> Dataset section:
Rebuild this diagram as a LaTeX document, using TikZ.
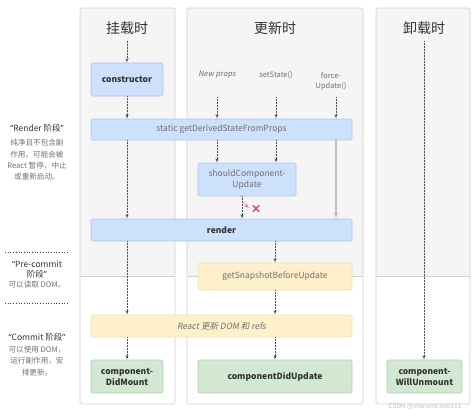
\documentclass[tikz,border=0pt]{standalone}
\usepackage{fontspec}
\setmainfont{Noto Sans CJK SC}[AutoFakeSlant=0.2]
\newfontfamily\quotefont{Noto Sans}
\usetikzlibrary{arrows,shapes.misc}
\definecolor{colfill}{HTML}{F5F5F5}
\definecolor{colline}{HTML}{CFCFCF}
\definecolor{bluefill}{HTML}{CDE0FC}
\definecolor{blueline}{HTML}{A9C5EE}
\definecolor{yellowfill}{HTML}{FDF0CA}
\definecolor{yellowline}{HTML}{F2E0AE}
\definecolor{greenfill}{HTML}{D3E8D3}
\definecolor{greenline}{HTML}{AFCFAF}
\definecolor{textdark}{HTML}{333333}
\definecolor{textgray}{HTML}{707070}
\definecolor{skipred}{HTML}{E8336B}
\tikzset{
    column/.style = {
        draw=colline,
        line width=0.6pt,
        rounded corners=2pt
    },
    coltitle/.style = {
        font=\fontsize{14}{15}\selectfont,
        text=textdark
    },
    box/.style = {
        draw,
        shape=rectangle,
        rounded corners=2pt,
        line width=0.6pt,
        align=center,
        inner sep=0pt,
        text=textdark,
        font=\fontsize{8.5}{11}\selectfont
    },
    renderbox/.style = {
        box,
        draw=blueline,
        fill=bluefill
    },
    precommitbox/.style = {
        box,
        draw=yellowline,
        fill=yellowfill
    },
    commitbox/.style = {
        box,
        draw=greenline,
        fill=greenfill,
        font=\fontsize{8.5}{11}\selectfont\bfseries
    },
    trigger/.style = {
        text=textgray,
        align=center,
        font=\fontsize{7.5}{10}\selectfont
    },
    phaselabel/.style = {
        text=textdark,
        align=center,
        font=\fontsize{8.5}{10}\selectfont
    },
    phasenote/.style = {
        text=textgray,
        align=center,
        font=\fontsize{7.6}{11.3}\selectfont
    },
    flow/.style = {
        draw=black!70,
        densely dotted,
        line width=0.5pt,
        ->
    },
    separator/.style = {
        draw=black!75,
        dotted,
        line width=0.7pt
    },
    >=latex',
}

\begin{document}
\begin{tikzpicture}[x=1pt, y=-1pt]
    \useasboundingbox (0,0) rectangle (474,412);

    % the three columns
    \foreach \l/\r in {80/175, 187/363, 376/470} {
        \fill[colfill, rounded corners=2pt] (\l,8) rectangle (\r,276);
        \draw[colline, line width=0.6pt] (\l,276) -- (\r,276);
        \draw[column] (\l,8) rectangle (\r,404);
    }

    \node[coltitle] (mounttitle) at (127,28) {挂载时};
    \node[coltitle] (updatetitle) at (275,28) {更新时};
    \node[coltitle] (unmounttitle) at (424,28) {卸载时};

    \node[trigger, font=\fontsize{7.5}{10}\selectfont\itshape] (newprops) at (217,75) {New props};
    \node[trigger] (setstate) at (276,75) {setState()};
    \node[trigger] (force) at (331,81) {force-\\Update()};
    \coordinate (triggerrow) at (0,97);

    \node[renderbox, minimum width=72pt, minimum height=33pt, font=\fontsize{8.5}{11}\selectfont\bfseries] (constructor) at (127,79.5) {constructor};
    \node[renderbox, minimum width=261pt, minimum height=21pt, text=textgray] (derived) at (221.5,129.5) {static getDerivedStateFromProps};
    \node[renderbox, minimum width=98pt, minimum height=33pt, text=textgray] (should) at (247,179.5) {shouldComponent-\\Update};
    \node[renderbox, minimum width=261pt, minimum height=22pt, font=\fontsize{8.5}{11}\selectfont\bfseries] (render) at (221.5,230) {render};
    \node[precommitbox, minimum width=154pt, minimum height=27pt, text=textgray] (snapshot) at (275,276.5) {getSnapshotBeforeUpdate};
    \node[precommitbox, minimum width=261pt, minimum height=22pt, text=textgray, font=\fontsize{8.5}{11}\selectfont\itshape] (reactdom) at (221.5,326) {React 更新 DOM 和 refs};
    \node[commitbox, minimum width=72pt, minimum height=33pt] (didmount) at (127,376.5) {component-\\DidMount};
    \node[commitbox, minimum width=154pt, minimum height=33pt] (didupdate) at (275,376.5) {componentDidUpdate};
    \node[commitbox, minimum width=75pt, minimum height=33pt] (willunmount) at (424.5,376.5) {component-\\WillUnmount};

    % mounting
    \path[flow, shorten <=3pt] (mounttitle) -- (constructor);
    \path[flow] (constructor.south) -- (constructor.south |- derived.north);
    \path[flow] (derived.south -| constructor) -- (render.north -| constructor);
    \path[flow] (render.south -| didmount) -- (reactdom.north -| didmount);
    \path[flow] (reactdom.south -| didmount) -- (didmount);

    % updating
    \path[flow] (triggerrow -| newprops) -- (derived.north -| newprops);
    \path[flow] (triggerrow -| setstate) -- (derived.north -| setstate);
    \path[flow] (triggerrow -| 336,0) -- (derived.north -| 336,0);
    \path[flow] (derived.south -| newprops) -- (should.north -| newprops);
    \path[flow] (derived.south -| setstate) -- (should.north -| setstate);
    \path[draw=black!25, line width=1.1pt, ->] (derived.south -| 336,0) -- (render.north -| 336,0);
    \path[flow] (should.south -| 242,0) -- (render.north -| 242,0);
    \coordinate (skipend) at (249,208);
    \path[draw=skipred!80, densely dotted, line width=0.6pt, ->] (should.south -| 241,0) .. controls (243,203) .. (skipend);
    \node[cross out, draw=skipred, line width=1.3pt, minimum size=5pt, inner sep=0pt] (skipmark) at (256,208.5) {};
    \path[flow] (render.south -| snapshot) -- (snapshot);
    \path[flow] (snapshot) -- (reactdom.north -| snapshot);
    \path[flow] (reactdom.south -| didupdate) -- (didupdate);

    % unmounting
    \path[flow, shorten <=3pt] (unmounttitle) -- (unmounttitle |- willunmount.north);

    % phases
    \node[phaselabel] (renderlabel) at (37,128) {{\quotefont “}Render 阶段{\quotefont ”}};
    \node[phasenote] (rendernote) at (37,160) {纯净且不包含副\\作用。可能会被\\React 暂停，中止\\或重新启动。};
    \draw[separator] (5,252) -- (68,252);
    \node[phaselabel] (precommitlabel) at (37,270) {{\quotefont “}Pre-commit\\阶段{\quotefont ”}};
    \node[phasenote] (precommitnote) at (37,285) {可以读取 DOM。};
    \draw[separator] (5,303) -- (68,303);
    \node[phaselabel] (commitlabel) at (37,337) {{\quotefont “}Commit 阶段{\quotefont ”}};
    \node[phasenote] (commitnote) at (37,361) {可以使用 DOM，\\运行副作用，安\\排更新。};

    \node[text=black!25, font=\fontsize{6.5}{8}\selectfont] (mark) at (425,406) {CSDN @iminvincible111};
\end{tikzpicture}
\end{document}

> What you need to do: Your task is an exact transcription of all the data, minus the pictures.

> Exercise response:
Rebuild this diagram as a LaTeX document, using TikZ.
\documentclass[tikz,border=0pt]{standalone}
\usepackage{fontspec}
\setmainfont{Noto Sans CJK SC}[AutoFakeSlant=0.2]
\newfontfamily\quotefont{Noto Sans}
\usetikzlibrary{arrows,shapes.misc}
\definecolor{colfill}{HTML}{F5F5F5}
\definecolor{colline}{HTML}{CFCFCF}
\definecolor{bluefill}{HTML}{CDE0FC}
\definecolor{blueline}{HTML}{A9C5EE}
\definecolor{yellowfill}{HTML}{FDF0CA}
\definecolor{yellowline}{HTML}{F2E0AE}
\definecolor{greenfill}{HTML}{D3E8D3}
\definecolor{greenline}{HTML}{AFCFAF}
\definecolor{textdark}{HTML}{333333}
\definecolor{textgray}{HTML}{707070}
\definecolor{skipred}{HTML}{E8336B}
\tikzset{
    column/.style = {
        draw=colline,
        line width=0.6pt,
        rounded corners=2pt
    },
    coltitle/.style = {
        font=\fontsize{14}{15}\selectfont,
        text=textdark
    },
    box/.style = {
        draw,
        shape=rectangle,
        rounded corners=2pt,
        line width=0.6pt,
        align=center,
        inner sep=0pt,
        text=textdark,
        font=\fontsize{8.5}{11}\selectfont
    },
    renderbox/.style = {
        box,
        draw=blueline,
        fill=bluefill
    },
    precommitbox/.style = {
        box,
        draw=yellowline,
        fill=yellowfill
    },
    commitbox/.style = {
        box,
        draw=greenline,
        fill=greenfill,
        font=\fontsize{8.5}{11}\selectfont\bfseries
    },
    trigger/.style = {
        text=textgray,
        align=center,
        font=\fontsize{7.5}{10}\selectfont
    },
    phaselabel/.style = {
        text=textdark,
        align=center,
        font=\fontsize{8.5}{10}\selectfont
    },
    phasenote/.style = {
        text=textgray,
        align=center,
        font=\fontsize{7.6}{11.3}\selectfont
    },
    flow/.style = {
        draw=black!70,
        densely dotted,
        line width=0.5pt,
        ->
    },
    separator/.style = {
        draw=black!75,
        dotted,
        line width=0.7pt
    },
    >=latex',
}

\begin{document}
\begin{tikzpicture}[x=1pt, y=-1pt]
    \useasboundingbox (0,0) rectangle (474,412);

    % the three columns
    \foreach \l/\r in {80/175, 187/363, 376/470} {
        \fill[colfill, rounded corners=2pt] (\l,8) rectangle (\r,276);
        \draw[colline, line width=0.6pt] (\l,276) -- (\r,276);
        \draw[column] (\l,8) rectangle (\r,404);
    }

    \node[coltitle] (mounttitle) at (127,28) {挂载时};
    \node[coltitle] (updatetitle) at (275,28) {更新时};
    \node[coltitle] (unmounttitle) at (424,28) {卸载时};

    \node[trigger, font=\fontsize{7.5}{10}\selectfont\itshape] (newprops) at (217,75) {New props};
    \node[trigger] (setstate) at (276,75) {setState()};
    \node[trigger] (force) at (331,81) {force-\\Update()};
    \coordinate (triggerrow) at (0,97);

    \node[renderbox, minimum width=72pt, minimum height=33pt, font=\fontsize{8.5}{11}\selectfont\bfseries] (constructor) at (127,79.5) {constructor};
    \node[renderbox, minimum width=261pt, minimum height=21pt, text=textgray] (derived) at (221.5,129.5) {static getDerivedStateFromProps};
    \node[renderbox, minimum width=98pt, minimum height=33pt, text=textgray] (should) at (247,179.5) {shouldComponent-\\Update};
    \node[renderbox, minimum width=261pt, minimum height=22pt, font=\fontsize{8.5}{11}\selectfont\bfseries] (render) at (221.5,230) {render};
    \node[precommitbox, minimum width=154pt, minimum height=27pt, text=textgray] (snapshot) at (275,276.5) {getSnapshotBeforeUpdate};
    \node[precommitbox, minimum width=261pt, minimum height=22pt, text=textgray, font=\fontsize{8.5}{11}\selectfont\itshape] (reactdom) at (221.5,326) {React 更新 DOM 和 refs};
    \node[commitbox, minimum width=72pt, minimum height=33pt] (didmount) at (127,376.5) {component-\\DidMount};
    \node[commitbox, minimum width=154pt, minimum height=33pt] (didupdate) at (275,376.5) {componentDidUpdate};
    \node[commitbox, minimum width=75pt, minimum height=33pt] (willunmount) at (424.5,376.5) {component-\\WillUnmount};

    % mounting
    \path[flow, shorten <=3pt] (mounttitle) -- (constructor);
    \path[flow] (constructor.south) -- (constructor.south |- derived.north);
    \path[flow] (derived.south -| constructor) -- (render.north -| constructor);
    \path[flow] (render.south -| didmount) -- (reactdom.north -| didmount);
    \path[flow] (reactdom.south -| didmount) -- (didmount);

    % updating
    \path[flow] (triggerrow -| newprops) -- (derived.north -| newprops);
    \path[flow] (triggerrow -| setstate) -- (derived.north -| setstate);
    \path[flow] (triggerrow -| 336,0) -- (derived.north -| 336,0);
    \path[flow] (derived.south -| newprops) -- (should.north -| newprops);
    \path[flow] (derived.south -| setstate) -- (should.north -| setstate);
    \path[draw=black!25, line width=1.1pt, ->] (derived.south -| 336,0) -- (render.north -| 336,0);
    \path[flow] (should.south -| 242,0) -- (render.north -| 242,0);
    \coordinate (skipend) at (249,208);
    \path[draw=skipred!80, densely dotted, line width=0.6pt, ->] (should.south -| 241,0) .. controls (243,203) .. (skipend);
    \node[cross out, draw=skipred, line width=1.3pt, minimum size=5pt, inner sep=0pt] (skipmark) at (256,208.5) {};
    \path[flow] (render.south -| snapshot) -- (snapshot);
    \path[flow] (snapshot) -- (reactdom.north -| snapshot);
    \path[flow] (reactdom.south -| didupdate) -- (didupdate);

    % unmounting
    \path[flow, shorten <=3pt] (unmounttitle) -- (unmounttitle |- willunmount.north);

    % phases
    \node[phaselabel] (renderlabel) at (37,128) {{\quotefont “}Render 阶段{\quotefont ”}};
    \node[phasenote] (rendernote) at (37,160) {纯净且不包含副\\作用。可能会被\\React 暂停，中止\\或重新启动。};
    \draw[separator] (5,252) -- (68,252);
    \node[phaselabel] (precommitlabel) at (37,270) {{\quotefont “}Pre-commit\\阶段{\quotefont ”}};
    \node[phasenote] (precommitnote) at (37,285) {可以读取 DOM。};
    \draw[separator] (5,303) -- (68,303);
    \node[phaselabel] (commitlabel) at (37,337) {{\quotefont “}Commit 阶段{\quotefont ”}};
    \node[phasenote] (commitnote) at (37,361) {可以使用 DOM，\\运行副作用，安\\排更新。};

    \node[text=black!25, font=\fontsize{6.5}{8}\selectfont] (mark) at (425,406) {CSDN @iminvincible111};
\end{tikzpicture}
\end{document}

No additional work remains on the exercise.